- TYPE : Residential building
- LOCATION : ashrafi esfahani, tehran, Iran
- DATE : 2025
- CLIENT : Private Sector
- AREA : 26000 m²
- STATUS : unbuilt

design process
In the Abazar Boulevard, within the transforming fabric of West Tehran, a project emerged in response to a need: The need for quality living, on a large scale, yet with a precise and human-centered vision. Shahab Residential Building is the outcome of confronting these questions: How can spatial quality be preserved in a mass-housing project? How can light, views, and tranquility be restored to residents within the dense urban fabric? This project comprises 10 residential floors, a luxurious lobby, and 4 basement levels, where recreational, leisure, and service spaces are designed. Defining the boundary between private and public was one of the key concepts in its design— a boundary shaped not physically, but through architecture, light, scale, and materials. Shahab was envisioned as a compact-unit residential complex, aligned with market needs. Having eleven units per floor posed major design challenges. But design is not merely responding to a program—it is redefining it. Through precise analysis of daylight, ventilation, and circulation, every unit was connected to natural light. The spatial organization ensured that even with high density, daylight and spatial quality were not sacrificed for unit numbers. From kitchens to living rooms, spaces were designed with full contemporary architectural standards. Rooms not only provide suitable scale for habitation, but also, through carefully designed openings, light, and views, respond to the needs of modern living. Living rooms, with a minimum width of 5 meters, were designed as true living spaces, not just functional zones. Shahab was designed as an urban garden-tower— a model of vertical living that still remains connected to nature, light, and openness. The site was positioned to allow natural daylight from all four sides—rare in Tehran’s urban fabric. To control the mass of the building and define a refined architectural expression, vertical voids were created in the façade. These cuts are not just formal gestures; they bring visual breathing, light penetration, and scale breakdown to the elevation. Thus, the building appears not as a massive block, but as a composition of harmonious volumes.

At the urban scale, Shahab respected the skyline of its neighborhood.
By dividing the façade into three-story blocks, the building was perceived as organized, balanced, and proportionate from the street and adjacent buildings.

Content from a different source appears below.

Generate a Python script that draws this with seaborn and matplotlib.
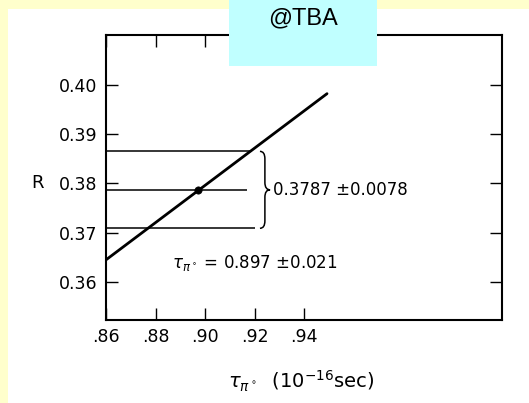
import matplotlib
matplotlib.use("Agg")
import matplotlib.pyplot as plt
import seaborn as sns
import pandas as pd
from matplotlib.patches import Rectangle, PathPatch
from matplotlib.path import Path

# ---- data ----
tau_line = [0.86, 0.9493]
R_line = [0.3645, 0.3982]
tau_best = [0.897]
R_best = [0.3787]
band_R = [0.3865, 0.3787, 0.3709]
band_tau_end = [0.919, 0.917, 0.920]
x_ticks = [0.86, 0.88, 0.90, 0.92, 0.94]
x_tick_labels = [".86", ".88", ".90", ".92", ".94"]
y_ticks = [0.36, 0.37, 0.38, 0.39, 0.40]
y_tick_labels = ["0.36", "0.37", "0.38", "0.39", "0.40"]
R_text = "0.3787 \u00b10.0078"
tau_text = r"$\tau_{\pi^\circ}$ = 0.897 $\pm$0.021"
xlabel = r"$\tau_{\pi^\circ}$  (10$^{-16}$sec)"
ylabel = "R"
watermark = "@TBA"

sns.set_style("ticks")
plt.rcParams["font.family"] = ["DejaVu Sans"]
plt.rcParams["mathtext.fontset"] = "dejavusans"
plt.rcParams["text.color"] = "black"
plt.rcParams["axes.labelcolor"] = "black"

W, H = 529, 403
fig = plt.figure(figsize=(W / 100, H / 100), dpi=100, facecolor="#FFFFCC")
fig.patches.append(Rectangle((8 / W, 0), 1, (H - 9) / H, transform=fig.transFigure,
                             facecolor="white", edgecolor="none", zorder=-1))

ax = fig.add_axes([106 / W, 83 / H, 396 / W, 285 / H])
ax.set_facecolor("white")

line_df = pd.DataFrame({"tau": tau_line, "R": R_line})
sns.lineplot(data=line_df, x="tau", y="R", ax=ax, color="black", linewidth=2.0)

best_df = pd.DataFrame({"tau": tau_best, "R": R_best})
sns.scatterplot(data=best_df, x="tau", y="R", ax=ax, color="black", s=28,
                edgecolor="black", zorder=4)

ax.hlines(band_R, xmin=x_ticks[0], xmax=band_tau_end, color="black", linewidth=1.1)

# curly brace spanning the band
ytop, ymid, ybot = band_R
x_end, x_mid, x_tip = 0.9222, 0.9242, 0.9263
r = 0.0015
verts = [(x_end, ytop), (x_mid, ytop), (x_mid, ytop - r),
         (x_mid, ymid + r), (x_mid, ymid), (x_tip, ymid),
         (x_mid, ymid), (x_mid, ymid - r),
         (x_mid, ybot + r), (x_mid, ybot), (x_end, ybot)]
codes = [Path.MOVETO, Path.CURVE3, Path.CURVE3,
         Path.LINETO, Path.CURVE3, Path.CURVE3,
         Path.CURVE3, Path.CURVE3,
         Path.LINETO, Path.CURVE3, Path.CURVE3]
ax.add_patch(PathPatch(Path(verts, codes), facecolor="none", edgecolor="black", linewidth=1.1))

ax.text(0.9275, R_best[0], R_text, ha="left", va="center", fontsize=12, color="black")
ax.text(0.8867, 0.3639, tau_text, ha="left", va="center", fontsize=12, color="black")

ax.set_xlim(0.86, 1.02)
ax.set_ylim(0.3523, 0.4101)
ax.set_xticks(x_ticks)
ax.set_xticklabels(x_tick_labels)
ax.set_yticks(y_ticks)
ax.set_yticklabels(y_tick_labels)
ax.tick_params(direction="in", length=8.5, width=1, top=True, right=True,
               labelsize=12.5, pad=6, colors="black")
for s in ax.spines.values():
    s.set_linewidth(1.5)
    s.set_color("black")

ax.set_xlabel(xlabel, fontsize=14, va="center")
ax.xaxis.set_label_coords(0.492, -0.215)
ax.set_ylabel(ylabel, fontsize=13, rotation=0, ha="center", va="center")
ax.yaxis.set_label_coords(-0.174, 0.481)

fig.patches.append(Rectangle((229 / W, (H - 66) / H), 148 / W, 66 / H, transform=fig.transFigure,
                             facecolor="#C0FFFF", edgecolor="none", zorder=10))
fig.text(303 / W, 1 - 18 / H, watermark, ha="center", va="center", fontsize=17,
         family=["Liberation Sans"], zorder=11)

fig.savefig("out.png", dpi=100, facecolor=fig.get_facecolor())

Inspired by the modern-minimalist approach, the façade conveys simplicity while maintaining rhythm, order, and identity—aligned with District 5’s regulations and approved by the façade committee.
At the entrance, a hotel-style drop-off zone enhances both car access and the quality of arrival, creating a unique sense of experience from the very first step.

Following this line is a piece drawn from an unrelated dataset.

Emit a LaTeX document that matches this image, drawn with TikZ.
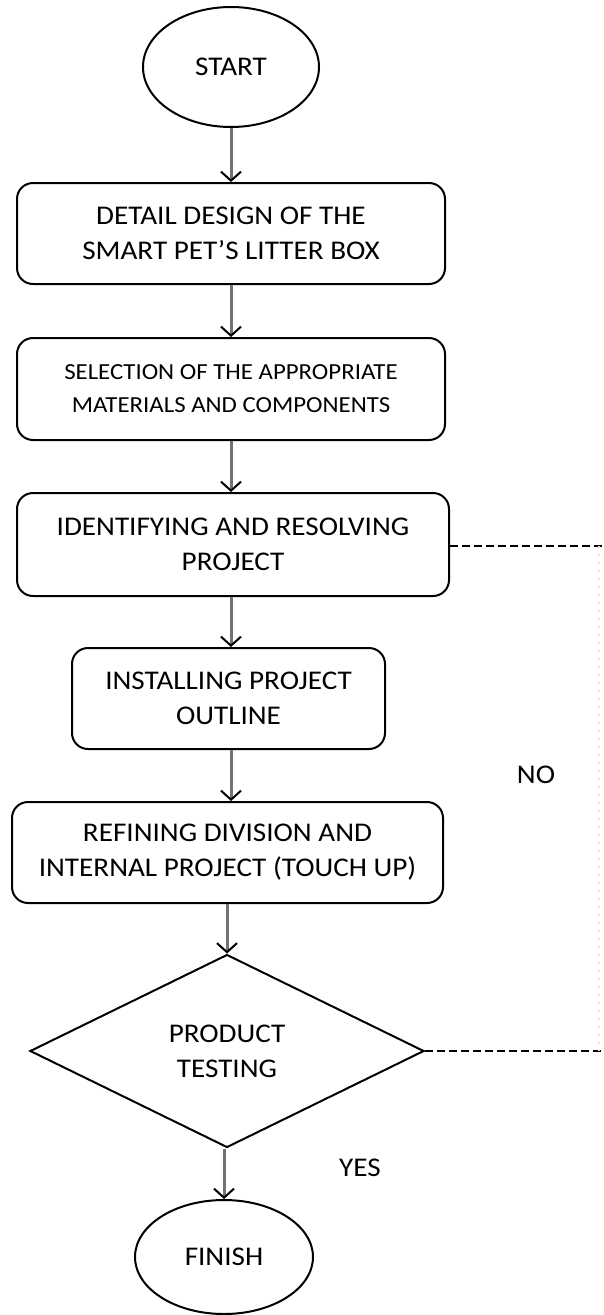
\documentclass[tikz,border=0pt]{standalone}
\usepackage{fontspec}
\setmainfont{Carlito}[FakeStretch=1.08]
\usetikzlibrary{shapes.geometric,arrows.meta,calc}
\newcommand\mytxt{\fontsize{27}{35}\selectfont}
\newcommand\mysmall{\fontsize{23}{33}\selectfont}
\tikzset{
  proc/.style={draw=black, line width=2pt, rounded corners=16pt, align=center,
    inner sep=0pt, minimum height=101pt, font=\mytxt},
  term/.style={draw=black, ellipse, line width=2pt, inner sep=0pt, font=\mytxt},
  decide/.style={draw=black, diamond, line width=2pt, inner sep=0pt, align=center,
    minimum width=394pt, minimum height=193pt, font=\mytxt},
  flow/.style={draw={rgb,255:red,115;green,115;blue,115}, line width=3pt,
    -{Straight Barb[black, length=9pt, width=20pt, line width=2pt]}},
  loopline/.style={draw=black, line width=2pt, dash pattern=on 8pt off 4pt},
  faint/.style={draw={rgb,255:red,225;green,225;blue,225}, line width=1.2pt, dash pattern=on 2pt off 6pt},
  lbl/.style={font=\mytxt, inner sep=0pt}
}
\begin{document}
\begin{tikzpicture}[x=1pt,y=-1pt]
\useasboundingbox (0,0) rectangle (604,1315);
\node[term, minimum width=176pt, minimum height=120pt] (start) at (231,67) {START};
\node[proc, minimum width=428pt] (b1) at (231,233.5) {DETAIL DESIGN OF THE\\SMART PET’S LITTER BOX};
\node[proc, minimum width=428pt, minimum height=102pt, font=\mysmall] (b2) at (231,389) {SELECTION OF THE APPROPRIATE\\MATERIALS AND COMPONENTS};
\node[proc, minimum width=432pt, minimum height=103pt] (b3) at (233,544.5) {IDENTIFYING AND RESOLVING\\PROJECT};
\node[proc, minimum width=313pt] (b4) at (228.5,698.5) {INSTALLING PROJECT\\OUTLINE};
\node[proc, minimum width=431pt] (b5) at (227.5,852.5) {REFINING DIVISION AND\\INTERNAL PROJECT (TOUCH UP)};
\node[decide] (d) at (227,1051) {PRODUCT\\TESTING};
\node[term, minimum width=178pt, minimum height=114pt] (finish) at (224,1257) {FINISH};
\node[lbl] (no) at (536,775) {NO};
\node[lbl] (yes) at (360,1168) {YES};
\coordinate (r1) at (604,546);
\coordinate (r2) at (604,1051);
\coordinate (v1) at (599,546);
\coordinate (v2) at (599,1051);

\draw[flow] (start.south) -- (start.south |- b1.north);
\draw[flow] (b1.south) -- (b1.south |- b2.north);
\draw[flow] (b2.south) -- (b2.south |- b3.north);
\draw[flow] (b3.south -| b1.south) -- (b1.south |- b4.north);
\draw[flow] (b4.south -| b1.south) -- (b1.south |- b5.north);
\draw[flow] (b5.south -| d.north) -- (d.north);
\draw[flow] (d.south -| finish.north) -- (finish.north);

\draw[loopline] (b3.east |- r1) -- (r1);
\draw[loopline] (d.east) -- (r2);
\draw[faint] (v1) -- (v2);
\end{tikzpicture}
\end{document}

The beating heart of the project lies beyond the residential floors:
a 700 m² lobby, designed in the spirit of the Persian garden—
an inviting open space, with green walls, ponds, water features, and a pavilion hosting a cozy café.
This lobby is a threshold between private and social life;
not merely an entryway to apartments, but the start of an architectural experience.

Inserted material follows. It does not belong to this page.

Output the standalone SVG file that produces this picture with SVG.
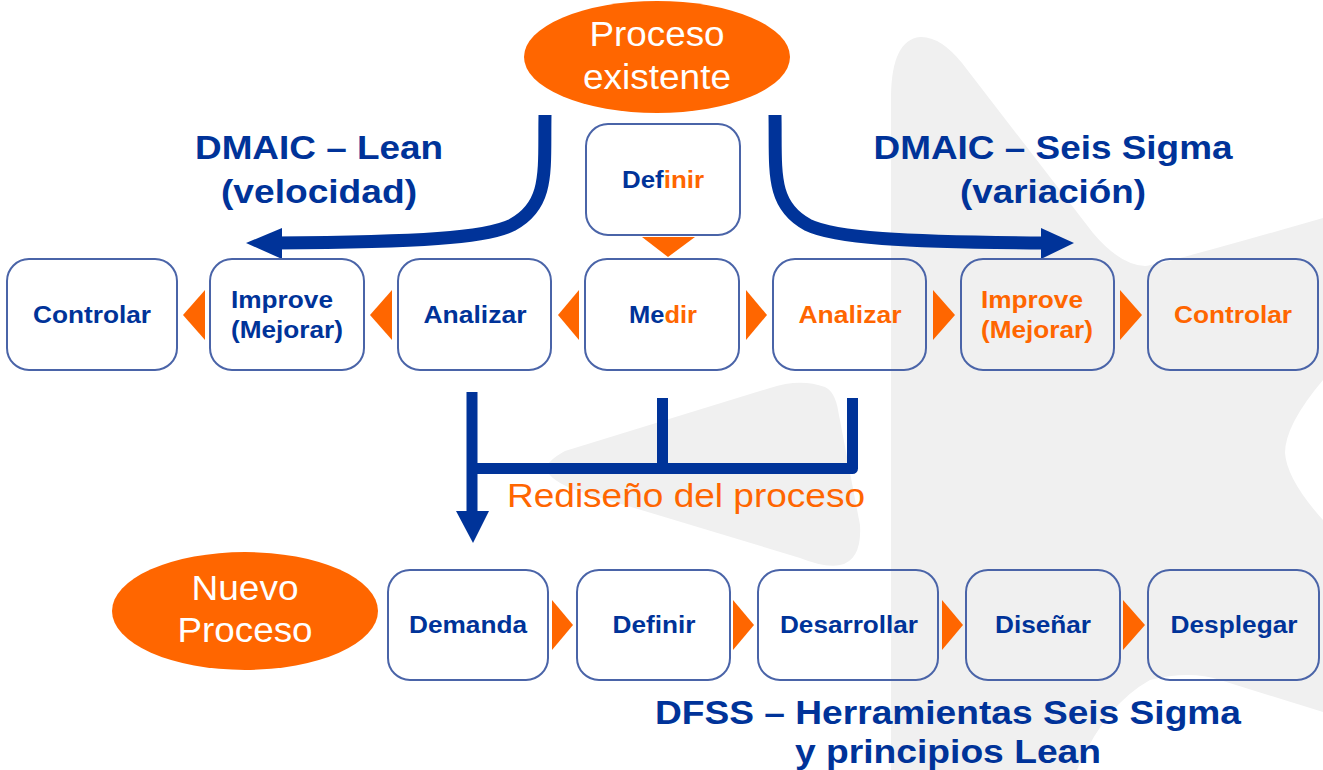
<svg xmlns="http://www.w3.org/2000/svg" width="1323" height="770" viewBox="0 0 1323 770">
<style>
text{font-family:"Liberation Sans",Arial,sans-serif;text-anchor:middle}
.box{fill:none;stroke:#4a64a8;stroke-width:2}
.l{font-size:23px;font-weight:bold;fill:#003399}
.o{fill:#ff6600}
.h{font-size:33px;font-weight:bold;fill:#003399}
.e{font-size:35px;fill:#fff}
.tri{fill:#ff6600}
.conn{fill:none;stroke:#003399}
.ah{fill:#003399}
</style>
<rect width="1323" height="770" fill="#fff"/>
<g id="background" fill="#f0f0f0">
<path d="M891 770V95Q892 40 920 37Q940 36 962 63L1093 233Q1120 265 1145 266Q1160 265 1323 218V380Q1285 425 1285 453Q1287 480 1323 520V712L1220 680Q1190 670 1150 680Q1105 705 1077 770Z"/>
<path d="M547 470Q545 462 565 451L770 388Q800 378 825 387Q835 392 838 410L860 525Q862 560 840 565Q825 568 800 558L575 490Q550 480 547 470Z"/>
</g>
<g id="connectors">
<path class="conn" stroke-width="13" d="M545 115C544 170 550 205 512 225C485 238 420 242 275 243"/>
<path class="ah" d="M246 243L282 228V259Z"/>
<path class="conn" stroke-width="13" d="M775 115C776 170 770 205 808 225C835 238 900 242 1045 243"/>
<path class="ah" d="M1074 243L1041 228V259Z"/>
<path class="conn" stroke-width="11" d="M472 392V515"/>
<path class="ah" d="M456 511H489L473 543Z"/>
<path class="conn" stroke-width="11" stroke-linejoin="round" d="M662.500 398V468M852.500 398V468.500H472"/>
<path class="tri" d="M642 237H695L668 257Z"/>
<path class="tri" d="M205 290V340L183 315Z"/>
<path class="tri" d="M392 290V340L370 315Z"/>
<path class="tri" d="M579 290V340L558 315Z"/>
<path class="tri" d="M746 290V340L767 315Z"/>
<path class="tri" d="M933 290V340L955 315Z"/>
<path class="tri" d="M1120 290V340L1142 315Z"/>
<path class="tri" d="M552 600V650L573 625Z"/>
<path class="tri" d="M733 600V650L754 625Z"/>
<path class="tri" d="M942 600V650L963 625Z"/>
<path class="tri" d="M1123 600V650L1145 625Z"/>
</g>
<g id="proceso-existente">
<ellipse cx="657" cy="57" rx="133" ry="56" fill="#ff6600"/>
<text class="e" x="657" y="46" textLength="135" lengthAdjust="spacingAndGlyphs">Proceso</text>
<text class="e" x="657" y="89" textLength="148" lengthAdjust="spacingAndGlyphs">existente</text>
</g>
<g id="title-lean"><text class="h" x="319" y="159" textLength="248" lengthAdjust="spacingAndGlyphs">DMAIC – Lean</text><text class="h" x="319" y="203" textLength="196" lengthAdjust="spacingAndGlyphs">(velocidad)</text></g>
<g id="title-sigma"><text class="h" x="1053" y="159" textLength="359" lengthAdjust="spacingAndGlyphs">DMAIC – Seis Sigma</text><text class="h" x="1053" y="203" textLength="186" lengthAdjust="spacingAndGlyphs">(variación)</text></g>
<g id="definir-top"><rect class="box" x="586" y="124" width="154" height="111" rx="22"/><text class="l" x="663" y="188" textLength="82" lengthAdjust="spacingAndGlyphs">Def<tspan class="o">inir</tspan></text></g>
<g id="controlar-l"><rect class="box" x="7" y="259" width="170" height="111" rx="22"/><text class="l" x="92" y="323" textLength="118" lengthAdjust="spacingAndGlyphs">Controlar</text></g>
<g id="improve-l"><rect class="box" x="210" y="259" width="154" height="111" rx="22"/><text class="l" x="282" y="308" textLength="102" lengthAdjust="spacingAndGlyphs">Improve</text><text class="l" x="287" y="338" textLength="112" lengthAdjust="spacingAndGlyphs">(Mejorar)</text></g>
<g id="analizar-l"><rect class="box" x="398" y="259" width="153" height="111" rx="22"/><text class="l" x="475" y="323" textLength="103" lengthAdjust="spacingAndGlyphs">Analizar</text></g>
<g id="medir"><rect class="box" x="585" y="259" width="154" height="111" rx="22"/><text class="l" x="663" y="323" textLength="68" lengthAdjust="spacingAndGlyphs">Me<tspan class="o">dir</tspan></text></g>
<g id="analizar-r"><rect class="box" x="773" y="259" width="153" height="111" rx="22"/><text class="l o" x="850" y="323" textLength="103" lengthAdjust="spacingAndGlyphs">Analizar</text></g>
<g id="improve-r"><rect class="box" x="961" y="259" width="153" height="111" rx="22"/><text class="l o" x="1032" y="308" textLength="102" lengthAdjust="spacingAndGlyphs">Improve</text><text class="l o" x="1037" y="338" textLength="112" lengthAdjust="spacingAndGlyphs">(Mejorar)</text></g>
<g id="controlar-r"><rect class="box" x="1148" y="259" width="170" height="111" rx="22"/><text class="l o" x="1233" y="323" textLength="118" lengthAdjust="spacingAndGlyphs">Controlar</text></g>
<g id="rediseno"><text x="686" y="507" font-size="34" fill="#ff6600" textLength="358" lengthAdjust="spacingAndGlyphs">Rediseño del proceso</text></g>
<g id="nuevo-proceso"><ellipse cx="245" cy="611" rx="133" ry="59" fill="#ff6600"/><text class="e" x="245" y="600" textLength="107" lengthAdjust="spacingAndGlyphs">Nuevo</text><text class="e" x="245" y="642" textLength="135" lengthAdjust="spacingAndGlyphs">Proceso</text></g>
<g id="demanda"><rect class="box" x="388" y="570" width="160" height="110" rx="22"/><text class="l" x="468" y="633" textLength="118" lengthAdjust="spacingAndGlyphs">Demanda</text></g>
<g id="definir"><rect class="box" x="577" y="570" width="153" height="110" rx="22"/><text class="l" x="654" y="633" textLength="83" lengthAdjust="spacingAndGlyphs">Definir</text></g>
<g id="desarrollar"><rect class="box" x="758" y="570" width="180" height="110" rx="22"/><text class="l" x="849" y="633" textLength="138" lengthAdjust="spacingAndGlyphs">Desarrollar</text></g>
<g id="disenar"><rect class="box" x="966" y="570" width="154" height="110" rx="22"/><text class="l" x="1043" y="633" textLength="96" lengthAdjust="spacingAndGlyphs">Diseñar</text></g>
<g id="desplegar"><rect class="box" x="1148" y="570" width="171" height="110" rx="22"/><text class="l" x="1234" y="633" textLength="127" lengthAdjust="spacingAndGlyphs">Desplegar</text></g>
<g id="title-dfss"><text class="h" x="948" y="724" textLength="586" lengthAdjust="spacingAndGlyphs">DFSS – Herramientas Seis Sigma</text><text class="h" x="948" y="763" textLength="306" lengthAdjust="spacingAndGlyphs">y principios Lean</text></g>
</svg>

Next to the lobby, a complete range of service and leisure amenities is provided:
• Ground floor: lobby & waiting area, reception, guest suites, office-suites, library, gym, billiard room, game room, staff lounge, cinema hall, business lounge, and market.
• First basement (connected to the courtyard): central kitchen, restaurant, party room, kindergarten, children’s play area, spa (pool, sauna, jacuzzi), health clinic, men’s & women’s salons, carwash, janitorial services, and additional parking.
These spaces follow the concept of hospitality living—a model where everyday life merges with hotel-like services, without losing the sense of home.
In terms of massing, the layout maximized exposure to the south and west façades for better daylight, views, and visual quality.
On the west side, with a street frontage, full cantilever use allowed for architectural enhancement while also increasing sellable area.
Ultimately, Shahab is a redefinition of residential architecture in Tehran:
a narrative of scale, order, light, and spatial experience that not only meets a need but raises expectations.